PROBLEM TO WORK ON: Up to and including the line with "const boldTicks = [0.60,0.50];", write out the listing from its first line, minus the pictures.

RECORDED INFORMATION:
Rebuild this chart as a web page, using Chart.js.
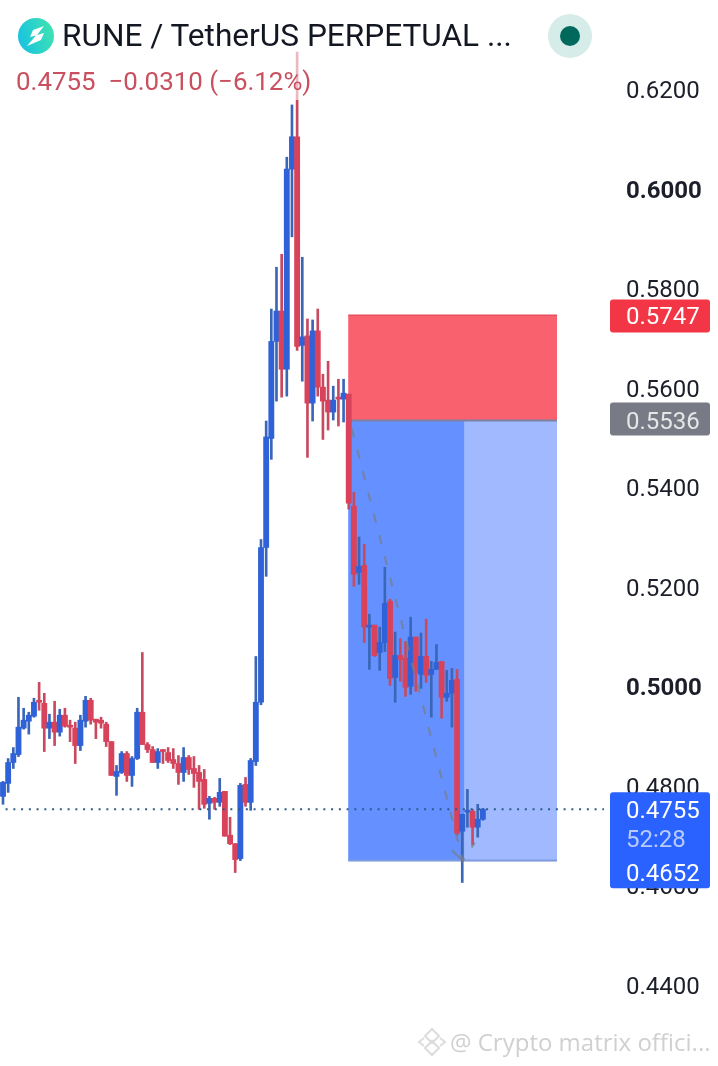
<!DOCTYPE html>
<html><head><meta charset="utf-8">
<script src="https://cdn.jsdelivr.net/npm/chart.js@4"></script>
<style>
html,body{margin:0;padding:0;background:#fff;width:718px;height:1066px;overflow:hidden}
#wrap{position:relative;width:718px;height:1066px;font-family:Roboto,sans-serif}
canvas{position:absolute;left:0;top:0}
.t{position:absolute;white-space:nowrap}
</style></head><body>
<div id="wrap">
<canvas id="c" width="718" height="1066"></canvas>
<div class="t" style="left:0;top:0;width:600px;height:100px;background:rgba(255,255,255,.62)"></div>
<svg class="t" style="left:18px;top:18px" width="36" height="36" viewBox="0 0 36 36">
<defs><linearGradient id="g" x1="0" y1="0.6" x2="1" y2="0.3"><stop offset="0" stop-color="#18c3e0"/><stop offset="1" stop-color="#3fe3b0"/></linearGradient></defs>
<circle cx="18" cy="18" r="18" fill="url(#g)"/>
<path d="M26 8 L15 12 L12 19 L18 17.5 L9 28 L23 22 L26 15 L19 17 Z" fill="#fff"/>
</svg>
<div class="t" style="left:62px;top:16px;font-size:31.6px;line-height:40px;color:#131722">RUNE / TetherUS PERPETUAL ...</div>
<div class="t" style="left:16px;top:65px;font-size:25.9px;line-height:32px;color:#c8505f">0.4755&nbsp; −0.0310 (−6.12%)</div>
<svg class="t" style="left:548px;top:14px" width="44" height="44"><circle cx="22" cy="22" r="22" fill="#d6ece8"/><circle cx="22" cy="22" r="10" fill="#00695c"/></svg>
<svg class="t" style="left:417px;top:1027px" width="30" height="30" viewBox="0 0 30 30" fill="none" stroke="#dcdcdc" stroke-width="2"><path d="M15 2 L22 9 L15 16 L8 9 Z"/><path d="M15 14 L22 21 L15 28 L8 21 Z"/><path d="M7 11 L2 15 L7 19"/><path d="M23 11 L28 15 L23 19"/></svg>
<div class="t" style="left:450px;top:1026px;font-family:'Open Sans',sans-serif;font-size:24px;line-height:32px;color:#d0d0d0">@ Crypto matrix offici...</div>
</div>
<script>
const tickValues = [0.62,0.60,0.58,0.56,0.54,0.52,0.50,0.48,0.46,0.44];
const boldTicks = [0.60,0.50];

const opens = [.4781,.4807,.4849,.4865,.4918,.4932,.4942,.4972,.4968,.4918,
.4930,.4910,.4944,.4922,.4918,.4883,.4932,.4974,.4936,.4934,
.4926,.4891,.4821,.4829,.4867,.4823,.4857,.4950,.4885,.4875,
.4849,.4873,.4869,.4855,.4847,.4829,.4859,.4837,.4829,.4815,
.4767,.4777,.4769,.4791,.4703,.4686,.4656,.4805,.4769,.4851,
.4970,.5281,.5500,.5695,.5756,.5639,.6041,.6106,.5687,.5706,
.5571,.5716,.5603,.5577,.5553,.5581,.5579,.5589,.5364,.5231,
.5245,.5121,.5125,.5070,.5090,.5173,.5020,.5064,.5058,.5002,
.5101,.5026,.5062,.5026,.5036,.5052,.4980,.4988,.5016,.4711,
.4749,.4751,.4719,.4735];
const highs = [.4811,.4857,.4879,.4980,.4958,.4950,.4978,.5010,.4988,.4946,
.4972,.4956,.4958,.4934,.4930,.4944,.4982,.4978,.4936,.4940,
.4930,.4891,.4843,.4871,.4871,.4861,.4958,.5070,.4889,.4881,
.4877,.4875,.4879,.4877,.4863,.4879,.4863,.4861,.4843,.4835,
.4781,.4779,.4817,.4791,.4739,.4686,.4807,.4819,.4857,.5062,
.5297,.5535,.5760,.5844,.5870,.6065,.6170,.6276,.5864,.5740,
.5738,.5760,.5629,.5655,.5605,.5619,.5619,.5589,.5392,.5302,
.5287,.5147,.5125,.5121,.5241,.5177,.5111,.5098,.5092,.5141,
.5101,.5109,.5137,.5052,.5086,.5052,.5034,.5038,.5036,.4745,
.4795,.4755,.4765,.4757];
const lows = [.4765,.4789,.4837,.4861,.4916,.4906,.4940,.4954,.4871,.4897,
.4883,.4902,.4920,.4891,.4847,.4873,.4920,.4926,.4897,.4918,
.4881,.4823,.4783,.4827,.4811,.4801,.4855,.4885,.4869,.4849,
.4837,.4847,.4849,.4837,.4805,.4811,.4825,.4799,.4755,.4757,
.4735,.4755,.4761,.4701,.4684,.4628,.4652,.4761,.4753,.4843,
.4965,.5223,.5458,.5575,.5583,.5585,.5905,.5677,.5615,.5462,
.5535,.5585,.5498,.5517,.5537,.5525,.5533,.5358,.5203,.5207,
.5090,.5036,.5062,.5034,.5072,.5004,.4970,.5012,.4982,.4986,
.4992,.4998,.5010,.4940,.5036,.4938,.4972,.4920,.4703,.4608,
.4719,.4684,.4699,.4733];
const closes = [.4809,.4849,.4867,.4920,.4934,.4944,.4970,.4970,.4918,.4930,
.4910,.4944,.4922,.4920,.4883,.4934,.4974,.4934,.4930,.4928,
.4891,.4823,.4831,.4867,.4823,.4857,.4950,.4885,.4875,.4849,
.4871,.4871,.4853,.4847,.4829,.4859,.4835,.4827,.4811,.4765,
.4777,.4769,.4789,.4701,.4686,.4654,.4803,.4769,.4853,.4970,
.5281,.5503,.5695,.5756,.5639,.6041,.6106,.5685,.5704,.5571,
.5716,.5603,.5575,.5553,.5577,.5579,.5591,.5370,.5227,.5243,
.5121,.5125,.5064,.5090,.5169,.5018,.5064,.5056,.5000,.5101,
.5030,.5062,.5024,.5036,.5050,.4980,.4988,.5014,.4707,.4745,
.4753,.4719,.4735,.4755];

const stopPrice = 0.5747, entryPrice = 0.5536, targetPrice = 0.4652, lastPrice = 0.4755;
const boxStart = 66.9, boxMid = 89.44, boxEnd = 107.36;
const forecastX = [67.6, 89.1, 91.4];
const forecastY = [0.5520, 0.4652, 0.4688];
const arrowX = [87.0, 89.1];
const arrowY = [0.4672, 0.4652];

const UP='#2f62d8', DOWN='#d8425a', UPW='#3a66b8', DOWNW='#c84a60';
const wicks = highs.map((h,i)=>({x:i,y:[lows[i],h]}));
const bodies = opens.map((o,i)=>({x:i,y:[o,closes[i]]}));
const isUp = i => closes[i]>=opens[i];

const overlay = {
  id:'overlay',
  beforeDatasetsDraw(ch){
    const {ctx,scales:{x,y}}=ch;
    const x0=x.getPixelForValue(boxStart),x1=x.getPixelForValue(boxMid),x2=x.getPixelForValue(boxEnd);
    const yS=y.getPixelForValue(stopPrice),yE=y.getPixelForValue(entryPrice),yT=y.getPixelForValue(targetPrice);
    ctx.save();
    ctx.fillStyle='#f9616f';ctx.fillRect(x0,yS,x2-x0,yE-yS);
    ctx.fillStyle='#a0b9ff';ctx.fillRect(x1,yE,x2-x1,yT-yE);
    ctx.fillStyle='#6491ff';ctx.fillRect(x0,yE,x1-x0,yT-yE);
    ctx.fillStyle='#e5505f';ctx.fillRect(x0,yS-1,x2-x0,1.5);
    ctx.fillStyle='#7a83a5';ctx.fillRect(x0,yE-1,x2-x0,2);
    ctx.fillStyle='#7f9be0';ctx.fillRect(x0,yT-1,x2-x0,2);
    ctx.restore();
  },
  afterDraw(ch){
    const {ctx,scales:{y}}=ch;
    const tag=(top,h,col)=>{ctx.fillStyle=col;ctx.beginPath();ctx.roundRect(610,top,100,h,3);ctx.fill();};
    const txt=(s,py,col)=>{ctx.fillStyle=col;ctx.fillText(s,626,py);};
    ctx.save();
    ctx.font='24px Roboto';ctx.textBaseline='middle';ctx.textAlign='left';
    const s=y.getPixelForValue(stopPrice), e=y.getPixelForValue(entryPrice), l=y.getPixelForValue(lastPrice), t=y.getPixelForValue(targetPrice);
    tag(s-16,33,'#f23645');txt(stopPrice.toFixed(4),s+3,'#fff');
    tag(e-18,33,'#787b86');txt(entryPrice.toFixed(4),e+2,'#e6e6e6');
    tag(l-17,96,'#2962ff');
    txt(lastPrice.toFixed(4),l+3,'#fff');
    txt('52:28',l+32,'#b8cbff');
    txt(targetPrice.toFixed(4),t+14,'#fff');
    ctx.restore();
  }
};

new Chart(document.getElementById('c'),{
  type:'bar',
  data:{datasets:[
    {type:'line',order:1,data:forecastX.map((v,i)=>({x:v,y:forecastY[i]})),borderColor:'rgba(120,125,140,.75)',borderWidth:2.2,borderDash:[9,13],pointRadius:0,tension:0},
    {type:'line',order:1,data:arrowX.map((v,i)=>({x:v,y:arrowY[i]})),borderColor:'rgba(120,125,140,.75)',borderWidth:2,pointRadius:0},
    {type:'line',order:2,data:[{x:-1,y:lastPrice},{x:116.5,y:lastPrice}],borderColor:'#2f5a8a',borderWidth:2,borderDash:[2,5.75],pointRadius:0},
    {order:3,data:bodies,barThickness:5.2,minBarLength:2,grouped:false,backgroundColor:bodies.map((_,i)=>isUp(i)?UP:DOWN)},
    {order:4,data:wicks,barThickness:2,grouped:false,backgroundColor:wicks.map((_,i)=>isUp(i)?UPW:DOWNW)}
  ]},
  plugins:[overlay],
  options:{
    responsive:false,animation:false,devicePixelRatio:1,
    layout:{padding:0},
    plugins:{legend:{display:false},tooltip:{enabled:false},title:{display:false}},
    scales:{
      x:{type:'linear',display:false,offset:false,min:-0.581,max:116.47,grid:{display:false}},
      y:{type:'linear',position:'right',min:0.42393,max:0.63808,
        grid:{display:false,drawTicks:false},border:{display:false},
        afterBuildTicks(a){a.ticks=tickValues.map(v=>({value:v}));},
        afterFit(a){a.width=114;a.paddingTop=0;a.paddingBottom=0;},
        ticks:{autoSkip:false,padding:22,crossAlign:'near',color:'#1c1f2a',labelOffset:2,
          font:c=>({family:'Roboto',size:24,weight:(c.tick&&boldTicks.includes(c.tick.value))?'bold':'normal'}),
          callback:v=>Number(v).toFixed(4)}
      }
    }
  }
});
</script>
</body></html>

SOLUTION FOR THIS PROBLEM:
Rebuild this chart as a web page, using Chart.js.
<!DOCTYPE html>
<html><head><meta charset="utf-8">
<script src="https://cdn.jsdelivr.net/npm/chart.js@4"></script>
<style>
html,body{margin:0;padding:0;background:#fff;width:718px;height:1066px;overflow:hidden}
#wrap{position:relative;width:718px;height:1066px;font-family:Roboto,sans-serif}
canvas{position:absolute;left:0;top:0}
.t{position:absolute;white-space:nowrap}
</style></head><body>
<div id="wrap">
<canvas id="c" width="718" height="1066"></canvas>
<div class="t" style="left:0;top:0;width:600px;height:100px;background:rgba(255,255,255,.62)"></div>
<svg class="t" style="left:18px;top:18px" width="36" height="36" viewBox="0 0 36 36">
<defs><linearGradient id="g" x1="0" y1="0.6" x2="1" y2="0.3"><stop offset="0" stop-color="#18c3e0"/><stop offset="1" stop-color="#3fe3b0"/></linearGradient></defs>
<circle cx="18" cy="18" r="18" fill="url(#g)"/>
<path d="M26 8 L15 12 L12 19 L18 17.5 L9 28 L23 22 L26 15 L19 17 Z" fill="#fff"/>
</svg>
<div class="t" style="left:62px;top:16px;font-size:31.6px;line-height:40px;color:#131722">RUNE / TetherUS PERPETUAL ...</div>
<div class="t" style="left:16px;top:65px;font-size:25.9px;line-height:32px;color:#c8505f">0.4755&nbsp; −0.0310 (−6.12%)</div>
<svg class="t" style="left:548px;top:14px" width="44" height="44"><circle cx="22" cy="22" r="22" fill="#d6ece8"/><circle cx="22" cy="22" r="10" fill="#00695c"/></svg>
<svg class="t" style="left:417px;top:1027px" width="30" height="30" viewBox="0 0 30 30" fill="none" stroke="#dcdcdc" stroke-width="2"><path d="M15 2 L22 9 L15 16 L8 9 Z"/><path d="M15 14 L22 21 L15 28 L8 21 Z"/><path d="M7 11 L2 15 L7 19"/><path d="M23 11 L28 15 L23 19"/></svg>
<div class="t" style="left:450px;top:1026px;font-family:'Open Sans',sans-serif;font-size:24px;line-height:32px;color:#d0d0d0">@ Crypto matrix offici...</div>
</div>
<script>
const tickValues = [0.62,0.60,0.58,0.56,0.54,0.52,0.50,0.48,0.46,0.44];
const boldTicks = [0.60,0.50];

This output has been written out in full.